Answer

**step1** Understanding the problem

The problem provides the equation of a circle C, which is given as $$x^{2}+y^{2}-8x+12y+16=0$$. The objective is to determine the radius of this circle.

**step2** Recalling the standard form of a circle's equation

To find the radius, we need to convert the given equation into the standard form of a circle's equation. The standard form is $$(x-h)^{2}+(y-k)^{2}=r^{2}$$, where $$(h,k)$$ represents the coordinates of the center of the circle and $$r$$ represents its radius.

**step3** Grouping terms to prepare for completing the square

We begin by rearranging the terms in the given equation, grouping the x-terms together and the y-terms together, and isolating the constant term:
$$(x^{2}-8x) + (y^{2}+12y) + 16 = 0$$

**step4** Completing the square for the x-terms

To transform the expression $$(x^{2}-8x)$$ into a perfect square trinomial, we take half of the coefficient of the x-term (which is -8), and then square it.
Half of -8 is $$-4$$.
Squaring -4 gives $$(-4)^{2} = 16$$.
So, we add 16 to the x-terms to form $$(x^{2}-8x+16)$$, which is equivalent to $$(x-4)^{2}$$.

**step5** Completing the square for the y-terms

Similarly, to transform the expression $$(y^{2}+12y)$$ into a perfect square trinomial, we take half of the coefficient of the y-term (which is 12), and then square it.
Half of 12 is $$6$$.
Squaring 6 gives $$(6)^{2} = 36$$.
So, we add 36 to the y-terms to form $$(y^{2}+12y+36)$$, which is equivalent to $$(y+6)^{2}$$.

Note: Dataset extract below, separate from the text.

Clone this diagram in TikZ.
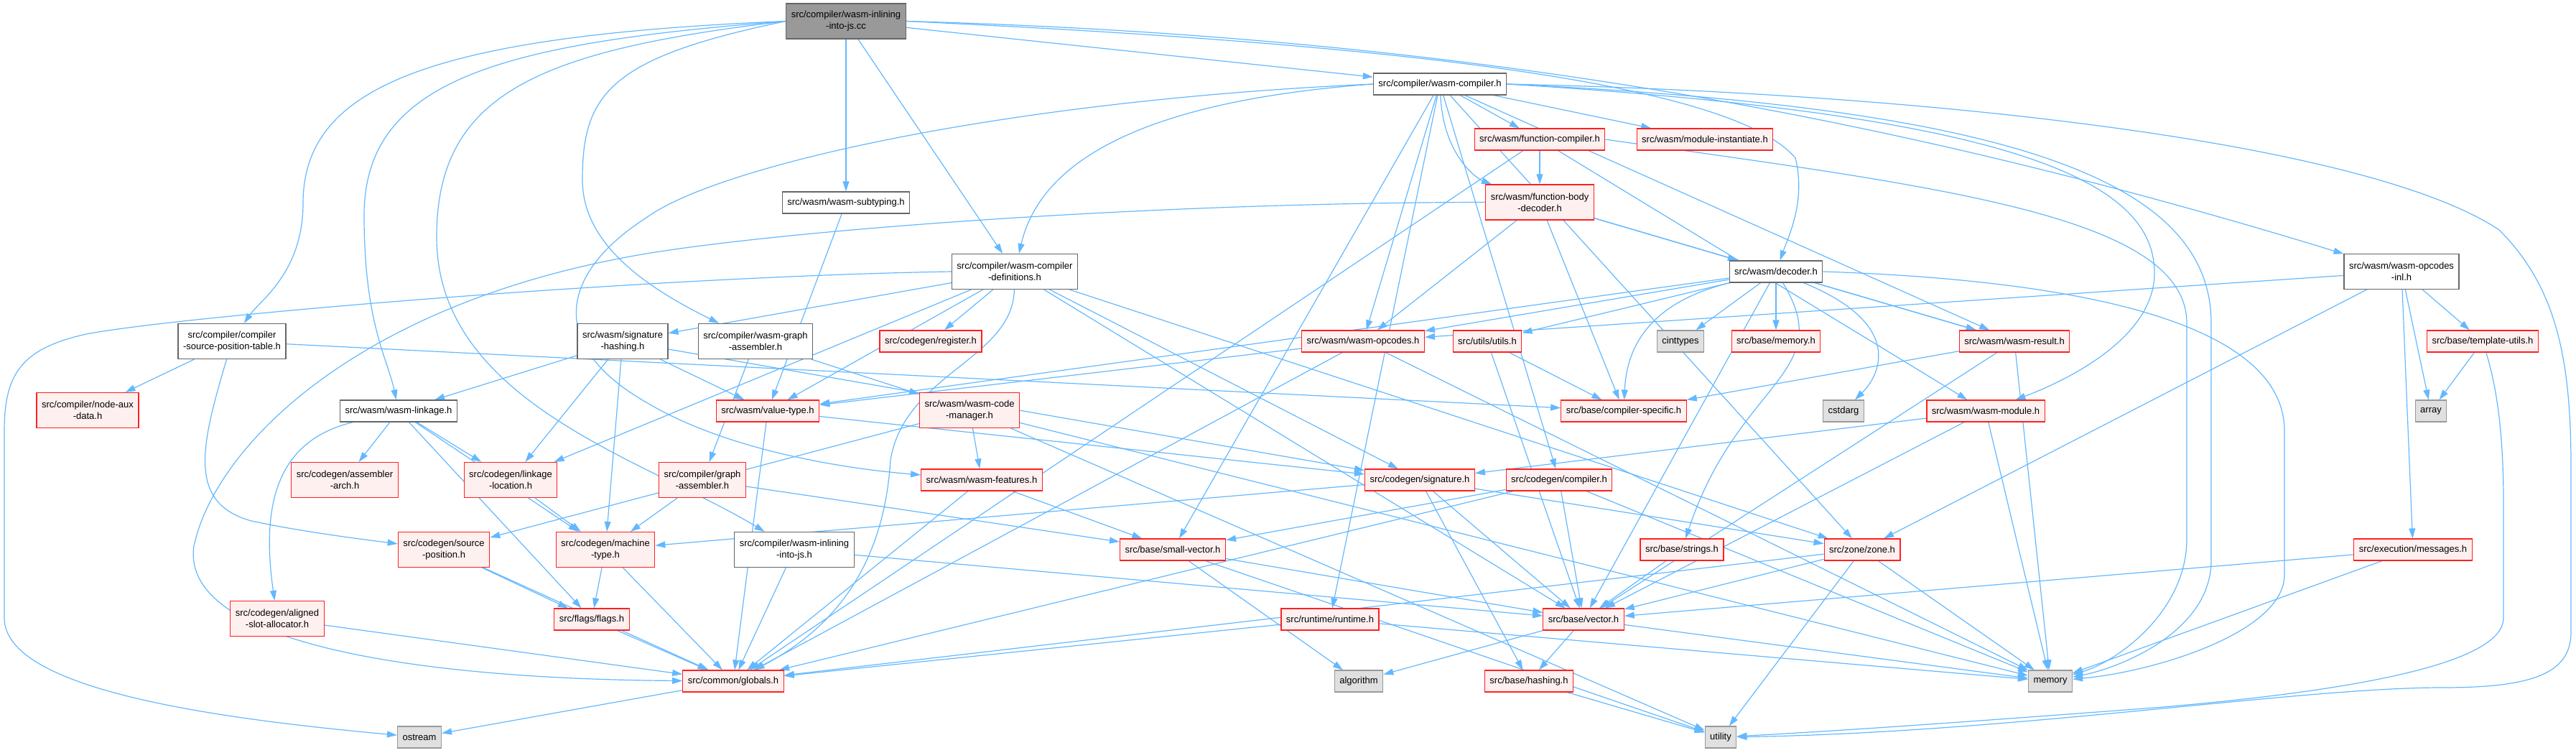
\documentclass[tikz,border=0pt]{standalone}
\usepackage{fontspec}
\setmainfont{Liberation Sans}
\usetikzlibrary{arrows.meta}
\pgfdeclarelayer{bg}
\pgfsetlayers{bg,main}

\definecolor{edgeblue}{HTML}{63B8FF}
\definecolor{redline}{HTML}{FF2020}
\definecolor{redfill}{HTML}{FFF0F0}
\definecolor{sysfill}{HTML}{E0E0E0}
\definecolor{sysline}{HTML}{999999}
\definecolor{hdrline}{HTML}{666666}

\begin{document}
\begin{tikzpicture}[
    x=1pt, y=-1pt,
    hdr/.style={draw=hdrline, fill=white, line width=1.2pt, align=center, inner xsep=7pt,
        minimum height=30pt, font=\fontsize{13}{16}\selectfont},
    mainhdr/.style={hdr, fill=sysline},
    redhdr/.style={hdr, draw=redline, fill=redfill},
    syshdr/.style={hdr, draw=sysline, fill=sysfill},
    two/.style={minimum height=49pt},
    edge/.style={-{Triangle[length=14pt,width=9pt]}, draw=edgeblue, line width=1.2pt}
]
    \useasboundingbox (0,0) rectangle (3587,1047);

    % row 0 -- 3
    \node[mainhdr,two] (root) at (1178,29.5) {src/compiler/wasm-inlining\\-into-js.cc};
    \node[hdr] (wcomp) at (2005,117) {src/compiler/wasm-compiler.h};
    \node[redhdr] (fcomp) at (2144,194) {src/wasm/function-compiler.h};
    \node[redhdr] (modinst) at (2374,194) {src/wasm/module-instantiate.h};
    \node[redhdr,two] (fbdec) at (2144,281.5) {src/wasm/function-body\\-decoder.h};
    \node[hdr] (subtyp) at (1178,282) {src/wasm/wasm-subtyping.h};
    \node[hdr,two] (wcdefs) at (1413,378) {src/compiler/wasm-compiler\\-definitions.h};
    \node[hdr] (decoder) at (2473,378) {src/wasm/decoder.h};
    \node[hdr,two] (opinl) at (3344,378) {src/wasm/wasm-opcodes\\-inl.h};

    % row 4 -- 5
    \node[hdr,two] (srcpostab) at (323,475) {src/compiler/compiler\\-source-position-table.h};
    \node[hdr,two] (sighash) at (867,475) {src/wasm/signature\\-hashing.h};
    \node[hdr,two] (wgasm) at (1052,475) {src/compiler/wasm-graph\\-assembler.h};
    \node[redhdr] (register) at (1296,475) {src/codegen/register.h};
    \node[redhdr] (opcodes) at (1898,475) {src/wasm/wasm-opcodes.h};
    \node[redhdr] (utils) at (2071,475) {src/utils/utils.h};
    \node[syshdr] (cinttypes) at (2340,475) {cinttypes};
    \node[redhdr] (basememory) at (2473,475) {src/base/memory.h};
    \node[redhdr] (wresult) at (2805,475) {src/wasm/wasm-result.h};
    \node[redhdr] (tmplutils) at (3457,475) {src/base/template-utils.h};
    \node[hdr] (linkage) at (555,572) {src/wasm/wasm-linkage.h};
    \node[redhdr,two] (nodeaux) at (122,571) {src/compiler/node-aux\\-data.h};
    \node[redhdr] (valtype) at (1069,572) {src/wasm/value-type.h};
    \node[redhdr,two] (codemgr) at (1350,571) {src/wasm/wasm-code\\-manager.h};
    \node[redhdr] (cspec) at (2261,572) {src/base/compiler-specific.h};
    \node[syshdr] (cstdarg) at (2567,572) {cstdarg};
    \node[redhdr] (wmodule) at (2765,572) {src/wasm/wasm-module.h};
    \node[syshdr] (array) at (3385,572) {array};

    % row 6 -- 7
    \node[redhdr,two] (asmarch) at (480,668) {src/codegen/assembler\\-arch.h};
    \node[redhdr,two] (linkloc) at (711,668) {src/codegen/linkage\\-location.h};
    \node[redhdr,two] (gasm) at (978,668) {src/compiler/graph\\-assembler.h};
    \node[redhdr] (features) at (1367,668) {src/wasm/wasm-features.h};
    \node[redhdr] (csig) at (1977,668) {src/codegen/signature.h};
    \node[redhdr] (ccomp) at (2171,668) {src/codegen/compiler.h};
    \node[redhdr,two] (srcpos) at (618,765) {src/codegen/source\\-position.h};
    \node[redhdr,two] (mtype) at (843,765) {src/codegen/machine\\-type.h};
    \node[hdr,two] (inljs) at (1106,765) {src/compiler/wasm-inlining\\-into-js.h};
    \node[redhdr] (smallvec) at (1633,765) {src/base/small-vector.h};
    \node[redhdr] (strings) at (2342,765) {src/base/strings.h};
    \node[redhdr] (zone) at (2593,765) {src/zone/zone.h};
    \node[redhdr] (messages) at (3360,765) {src/execution/messages.h};

    % row 8 -- 10
    \node[redhdr,two] (aligned) at (386,861) {src/codegen/aligned\\-slot-allocator.h};
    \node[redhdr] (flags) at (824,862) {src/flags/flags.h};
    \node[redhdr] (runtime) at (1852,862) {src/runtime/runtime.h};
    \node[redhdr] (vector) at (2205,862) {src/base/vector.h};
    \node[redhdr] (globals) at (1021,948) {src/common/globals.h};
    \node[syshdr] (algorithm) at (1892,948) {algorithm};
    \node[redhdr] (hashing) at (2129,948) {src/base/hashing.h};
    \node[syshdr] (memory) at (2855,948) {memory};
    \node[syshdr] (ostream) at (584,1026) {ostream};
    \node[syshdr] (utility) at (2396,1026) {utility};

    \begin{pgfonlayer}{bg}
    % straight includes
    \foreach \t in {wcomp,subtyp,wcdefs} \draw[edge] (root) -- (\t);
    \foreach \t in {fcomp,modinst,opcodes,runtime,smallvec,ccomp,wresult,zone}
        \draw[edge] (wcomp) -- (\t);
    \foreach \t in {fbdec,wmodule,globals} \draw[edge] (fcomp) -- (\t);
    \foreach \t in {decoder,opcodes,cspec,wresult} \draw[edge] (fbdec) -- (\t);
    \draw[edge] (subtyp) -- (valtype);
    \foreach \t in {register,sighash,valtype,linkloc,csig,vector,zone} \draw[edge] (wcdefs) -- (\t);
    \foreach \t in {opcodes,utils,cinttypes,basememory,wresult,vector,valtype}
        \draw[edge] (decoder) -- (\t);
    \foreach \t in {opcodes,tmplutils,array,messages,zone} \draw[edge] (opinl) -- (\t);
    \foreach \t in {nodeaux,cspec} \draw[edge] (srcpostab) -- (\t);
    \foreach \t in {linkage,linkloc,valtype,mtype,csig} \draw[edge] (sighash) -- (\t);
    \foreach \t in {gasm,codemgr} \draw[edge] (wgasm) -- (\t);
    \foreach \t in {valtype,globals,memory} \draw[edge] (opcodes) -- (\t);
    \foreach \t in {cspec,vector} \draw[edge] (utils) -- (\t);
    \foreach \t in {cspec,memory,vector} \draw[edge] (wresult) -- (\t);
    \draw[edge] (tmplutils) -- (array);
    \foreach \t in {asmarch,linkloc,mtype,flags} \draw[edge] (linkage) -- (\t);
    \foreach \t in {globals,csig} \draw[edge] (valtype) -- (\t);
    \foreach \t in {features,srcpos,memory,utility} \draw[edge] (codemgr) -- (\t);
    \foreach \t in {csig,vector,memory} \draw[edge] (wmodule) -- (\t);
    \draw[edge] (linkloc) -- (mtype);
    \foreach \t in {mtype,smallvec} \draw[edge] (gasm) -- (\t);
    \foreach \t in {globals,smallvec} \draw[edge] (features) -- (\t);
    \foreach \t in {hashing,vector,zone,mtype} \draw[edge] (csig) -- (\t);
    \foreach \t in {smallvec,globals,memory,vector} \draw[edge] (ccomp) -- (\t);
    \foreach \t in {flags,globals} \draw[edge] (srcpos) -- (\t);
    \foreach \t in {flags,globals} \draw[edge] (mtype) -- (\t);
    \foreach \t in {globals,vector} \draw[edge] (inljs) -- (\t);
    \foreach \t in {vector,algorithm,utility} \draw[edge] (smallvec) -- (\t);
    \draw[edge] (strings) -- (vector);
    \foreach \t in {vector,globals,utility,memory} \draw[edge] (zone) -- (\t);
    \foreach \t in {vector,memory} \draw[edge] (messages) -- (\t);
    \draw[edge] (aligned) -- (globals);
    \draw[edge] (flags) -- (globals);
    \foreach \t in {globals,memory} \draw[edge] (runtime) -- (\t);
    \foreach \t in {algorithm,hashing,memory} \draw[edge] (vector) -- (\t);
    \draw[edge] (hashing) -- (utility);
    \draw[edge] (globals) -- (ostream);

    % routed includes
    \draw[edge] (root.west) .. controls (600,50) and (422,120) .. (422,283)
        .. controls (422,380) and (360,420) .. (srcpostab);
    \draw[edge] (root.west) .. controls (700,60) and (507,110) .. (507,300)
        .. controls (507,450) and (540,500) .. (linkage);
    \draw[edge] (root.west) .. controls (750,70) and (608,130) .. (608,330)
        .. controls (608,560) and (900,640) .. (inljs);
    \draw[edge] (root.west) .. controls (850,80) and (811,130) .. (811,250)
        .. controls (811,340) and (900,400) .. (wgasm);
    \draw[edge] (root.east) .. controls (1800,55) and (2400,100) .. (2500,220)
        .. controls (2515,280) and (2490,330) .. (decoder);
    \draw[edge] (root.east) .. controls (2000,50) and (2600,150) .. (opinl);
    \draw[edge] (wcomp) .. controls (2010,220) and (2060,250) .. (fbdec);
    \draw[edge] (wcomp.west) .. controls (1600,140) and (1450,220) .. (wcdefs);
    \draw[edge] (wcomp.west) .. controls (1400,140) and (1000,230) .. (900,303)
        .. controls (780,380) and (760,480) .. (900,560)
        .. controls (1000,620) and (1150,650) .. (features);
    \draw[edge] (wcomp.east) .. controls (2700,130) and (3300,200) .. (3480,320)
        .. controls (3560,400) and (3580,500) .. (3580,650) -- (3580,880)
        .. controls (3580,940) and (3520,957) .. (3400,957)
        .. controls (3200,957) and (2800,1020) .. (utility);
    \draw[edge] (wcomp.east) .. controls (2800,150) and (3079,250) .. (3079,450) -- (3079,780)
        .. controls (3079,880) and (2950,930) .. (memory);
    \draw[edge] (wcomp.east) .. controls (2800,160) and (3000,250) .. (3000,380)
        .. controls (3000,480) and (2850,540) .. (wmodule);
    \draw[edge] (fcomp.east) .. controls (2700,260) and (3045,300) .. (3045,450) -- (3045,750)
        .. controls (3045,850) and (2950,920) .. (memory);
    \draw[edge] (decoder.east) .. controls (2900,390) and (3181,450) .. (3181,600) -- (3181,800)
        .. controls (3181,880) and (3000,935) .. (memory);
    \draw[edge] (tmplutils) .. controls (3480,550) and (3486,620) .. (3486,700) -- (3486,860)
        .. controls (3486,920) and (3300,960) .. (3000,985)
        .. controls (2800,1000) and (2600,1015) .. (utility);
    \draw[edge] (fbdec.west) .. controls (1600,282) and (1100,320) .. (900,353)
        .. controls (500,420) and (300,620) .. (270,760)
        .. controls (250,900) and (600,945) .. (globals);
    \draw[edge] (wcdefs.west) .. controls (900,385) and (250,440) .. (120,465)
        .. controls (30,485) and (6,520) .. (6,600) -- (6,860)
        .. controls (6,960) and (300,1000) .. (ostream);
    \draw[edge] (wcdefs) .. controls (1410,500) and (1260,520) .. (1240,640)
        .. controls (1230,800) and (1150,880) .. (globals);
    \draw[edge] (srcpostab) .. controls (280,620) and (260,700) .. (350,725)
        .. controls (420,740) and (500,750) .. (srcpos);
    \draw[edge] (linkage) .. controls (400,610) and (360,680) .. (aligned);
    \draw[edge] (decoder) .. controls (2300,420) and (2265,480) .. (cspec);
    \draw[edge] (decoder) .. controls (2560,520) and (2420,530) .. (strings);
    \draw[edge] (decoder) .. controls (2650,450) and (2620,520) .. (cstdarg);
    \end{pgfonlayer}
\end{tikzpicture}
\end{document}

**step6** Rewriting the equation by balancing the added constants

Now, we incorporate the completed squares into the original equation. Since we added 16 for the x-terms and 36 for the y-terms to one side of the equation, we must subtract these same values to maintain the balance of the equation.
$$(x^{2}-8x+16) + (y^{2}+12y+36) + 16 - 16 - 36 = 0$$
This simplifies to:
$$(x-4)^{2} + (y+6)^{2} - 36 = 0$$

**step7** Isolating the squared terms to match the standard form

To achieve the standard form $$(x-h)^{2}+(y-k)^{2}=r^{2}$$, we move the constant term from the left side to the right side of the equation:
$$(x-4)^{2} + (y+6)^{2} = 36$$

**step8** Identifying the radius from the standard form

By comparing the derived equation, $$(x-4)^{2} + (y+6)^{2} = 36$$, with the standard form $$(x-h)^{2}+(y-k)^{2}=r^{2}$$, we can directly identify the value of $$r^{2}$$.
Here, $$r^{2} = 36$$.
To find the radius $$r$$, we take the square root of $$36$$:
$$r = \sqrt{36}$$
$$r = 6$$
Therefore, the radius of circle C is 6.